Consideration in the Contract
The court addressed the argument posed by the bank that the contract was void due to a lack of consideration. It clarified that consideration is defined as any act that benefits one party or imposes a disadvantage on another. In this case, the court found that the deposit of the bonds, coupled with the credit extended to the Grant Park State Bank, constituted valid consideration for the contract. The court noted that the bank had accepted the bonds and provided the credit, thus establishing a reciprocal exchange of value. This established that the contract was supported by sufficient consideration, countering the bank's defense that the agreement lacked a legal basis. The court concluded that the bank's obligation to return the bonds stemmed directly from the consideration provided by Russel's deposit, reinforcing the enforceability of the contract.
Authority of the Bank's President
The court examined the authority of E.A. Curtis, the president of the Ashland Sixty-third State Bank, to enter into the contract. It was established that, as president, Curtis was the business head of the corporation and had the presumed authority to execute contracts related to corporate affairs. The court highlighted that Curtis had signed the contract and had direct knowledge of its terms, indicating that he acted within the scope of his authority. The court also pointed out that the bank's acceptance of the deposit and subsequent actions, including the handling of the bonds, further confirmed that Curtis was acting on behalf of the bank. Thus, the court concluded that the bank could not retroactively deny the validity of the contract based on a claim of lack of authority, especially after having benefitted from the agreement.
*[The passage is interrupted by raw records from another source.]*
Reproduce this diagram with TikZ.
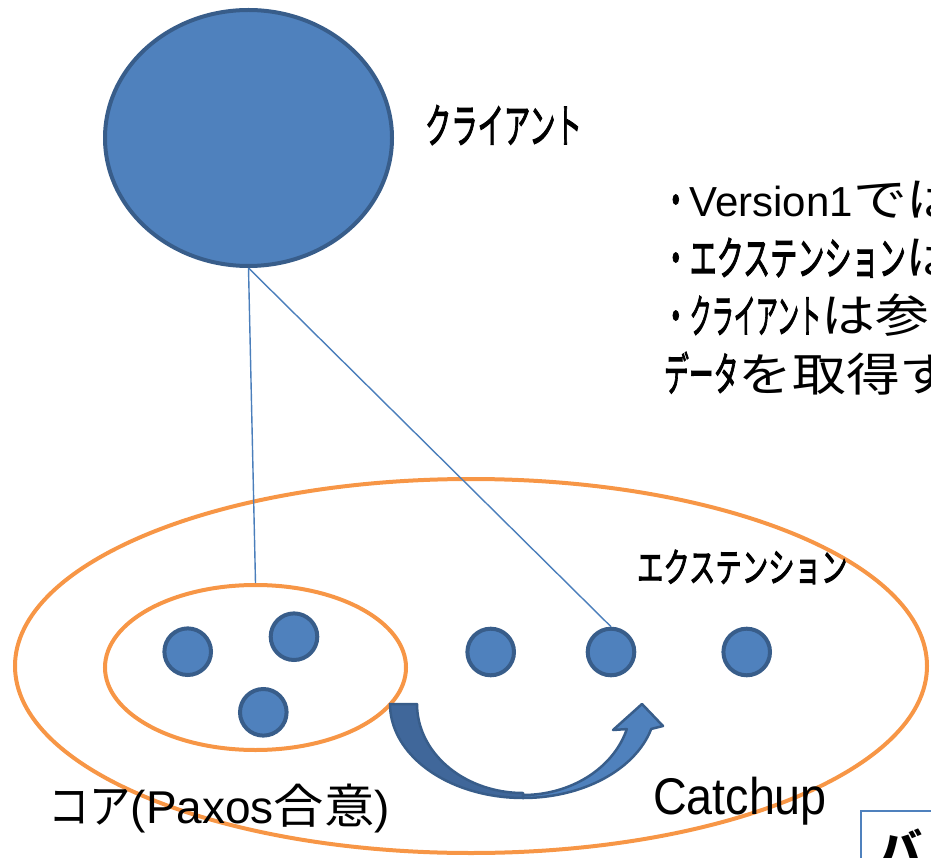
\documentclass[tikz,border=0pt]{standalone}
\usepackage{fontspec}
\usepackage{graphicx}
\setmainfont{Liberation Sans}
\newfontfamily\latf{Liberation Sans}
\newfontfamily\jpf{Noto Sans CJK JP}
\newfontfamily\jpk{Noto Sans CJK JP}[FakeBold=2.5]
\usetikzlibrary{shapes.geometric}
\definecolor{nodefill}{HTML}{4F81BD}
\definecolor{nodeline}{HTML}{385D8A}
\definecolor{ringc}{HTML}{F79646}
\definecolor{linkc}{HTML}{4A7EBB}
\definecolor{backband}{HTML}{40679A}
% horizontally squeezed run of text
\newcommand\sq[2]{\scalebox{#1}[1]{#2}}
% squeezed, heavier katakana run
\newcommand\kt[2]{\scalebox{#1}[1]{\jpk #2}}
\tikzset{
  bigdot/.style={circle, fill=nodefill, draw=nodeline, line width=4pt,
    minimum size=46.6pt, inner sep=0pt},
  ring/.style={ellipse, draw=ringc, line width=4pt, inner sep=0pt},
  link/.style={draw=linkc, line width=1.4pt},
  lbl/.style={inner sep=0pt, outer sep=0pt, text=black},
  bandline/.style={draw=nodeline, line width=2.5pt, line join=round},
}
\begin{document}
\begin{tikzpicture}[x=1pt, y=-1pt]
\useasboundingbox (0,0) rectangle (931,858);
\clip (0,0) rectangle (931,858);

% client
\node[ellipse, fill=nodefill, draw=nodeline, line width=4pt, inner sep=0pt,
      minimum width=287pt, minimum height=256pt] (client) at (248.5,138) {};
\node[lbl, anchor=base west, font=\fontsize{47}{58}\selectfont] (clientlbl)
  at (425,143) {\kt{0.56}{クライアント}};

% groups
\node[ring, minimum width=912pt, minimum height=374pt] (outer) at (471,666) {};
\node[ring, minimum width=301pt, minimum height=165pt] (core) at (255.5,667.5) {};

% extension members, linked from the client
\node[bigdot] (e1) at (490.7,652) {};
\node[bigdot] (e2) at (611,652) {};
\node[bigdot] (e3) at (746.7,652) {};
\draw[link] (client.south) -- (core.north);
\draw[link] (client.south) -- (e2.north);

% core members
\node[bigdot] (c1) at (187.7,651.7) {};
\node[bigdot] (c2) at (294,636.7) {};
\node[bigdot] (c3) at (263.3,712.3) {};

\node[lbl, anchor=base west, font=\fontsize{40}{50}\selectfont] (extlbl)
  at (637,582) {\kt{0.66}{エクステンション}};

% catchup arrow: back band, then front band with head
\path[fill=backband, bandline]
  plot[domain=180:90, samples=40] ({523+133*cos(\x)},{704+94*sin(\x)})
  -- plot[domain=90:180, samples=40] ({523+106*cos(\x)},{704+89*sin(\x)})
  -- cycle;
\path[fill=nodefill, bandline]
  plot[domain=90:15.4, samples=40] ({523+133*cos(\x)},{704+94*sin(\x)})
  -- (663,726) -- (642,704) -- (613,730)
  -- plot[domain=16:90, samples=40] ({523+108*cos(\x)},{704+91*sin(\x)})
  -- cycle;

\node[lbl, anchor=base west, font=\latf\fontsize{51.6}{60}\selectfont] (catchlbl)
  at (653,814) {\sq{0.905}{Catchup}};

\node[lbl, anchor=base west] (corelbl) at (48,823)
  {{\jpf\fontsize{47}{56}\selectfont\sq{0.88}{コア}}%
   {\latf\fontsize{46}{56}\selectfont (Paxos}%
   {\jpf\fontsize{47}{56}\selectfont\sq{1.07}{合意}}%
   {\latf\fontsize{46}{56}\selectfont )}};

% notes
\node[lbl, anchor=base west] (note1) at (662,217)
  {{\fontsize{46}{56}\selectfont\kt{0.6}{・}}%
   {\latf\fontsize{42}{56}\selectfont Version1}%
   {\jpf\fontsize{46}{56}\selectfont\sq{1.17}{では}}};
\node[lbl, anchor=base west] (note2) at (662,275)
  {{\fontsize{46}{56}\selectfont\kt{0.6}{・}\kt{0.59}{エクステンション}{\jpf\sq{1.17}{は}}}};
\node[lbl, anchor=base west] (note3) at (662,333)
  {{\fontsize{46}{56}\selectfont\kt{0.6}{・}\kt{0.48}{クライアント}{\jpf\sq{1.17}{は参}}}};
\node[lbl, anchor=base west] (note4) at (664,391)
  {{\fontsize{46}{56}\selectfont\kt{0.54}{データ}{\jpf\sq{1.17}{を取得す}}}};

% box at the lower right
\draw[draw=nodefill, line width=2pt] (861,811) rectangle (960,880);
\node[lbl, anchor=base west, font=\jpf\bfseries\fontsize{44}{52}\selectfont] (boxlbl)
  at (878,866) {バ};
\end{tikzpicture}
\end{document}
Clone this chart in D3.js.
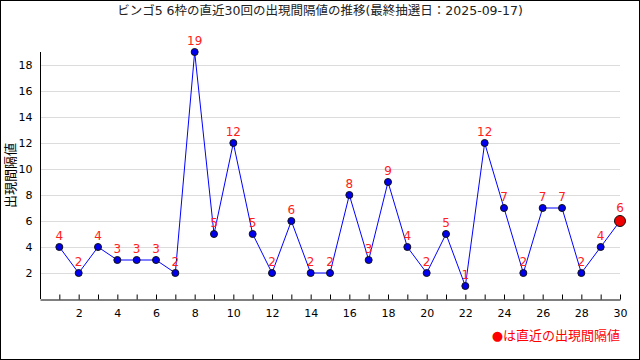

Estoppel and Acceptance of Benefits
In its ruling, the court invoked the doctrine of estoppel, which prevents a party from denying the validity of a contract if they have accepted its benefits. The bank's acceptance of the bonds and subsequent issuance of credit constituted an acceptance of the contractual terms. The court held that the bank could not claim that the contract was void or unenforceable after it had already derived benefits from the agreement. By failing to return the bonds upon demand, the bank effectively breached its contractual obligation, and it could not escape liability by asserting defenses that contradicted its previous conduct. The court's reliance on estoppel served to uphold the integrity of contractual agreements, ensuring that parties are held accountable for their commitments once they have accepted the benefits.
Conclusion on Breach of Contract
Ultimately, the court determined that the Ashland Sixty-third State Bank breached its contract by failing to return the bonds to Green upon his proper demand. The court affirmed that the bank's interpretation of the contract conditions was incorrect and that the terms explicitly allowed for the return of the bonds regardless of the status of the Grant Park State Bank's account. The court highlighted that, by accepting the deposit and issuing credit, the bank had a direct obligation to fulfill the terms of the contract as agreed. The judgment of the superior court was upheld, affirming Green's right to receive the bonds and indicating that the bank's refusal constituted a failure to perform its contractual duties. This decision reinforced the principle that banks must adhere to the specific terms set forth in deposit agreements and highlighted the importance of honoring contractual obligations without imposing unspoken conditions.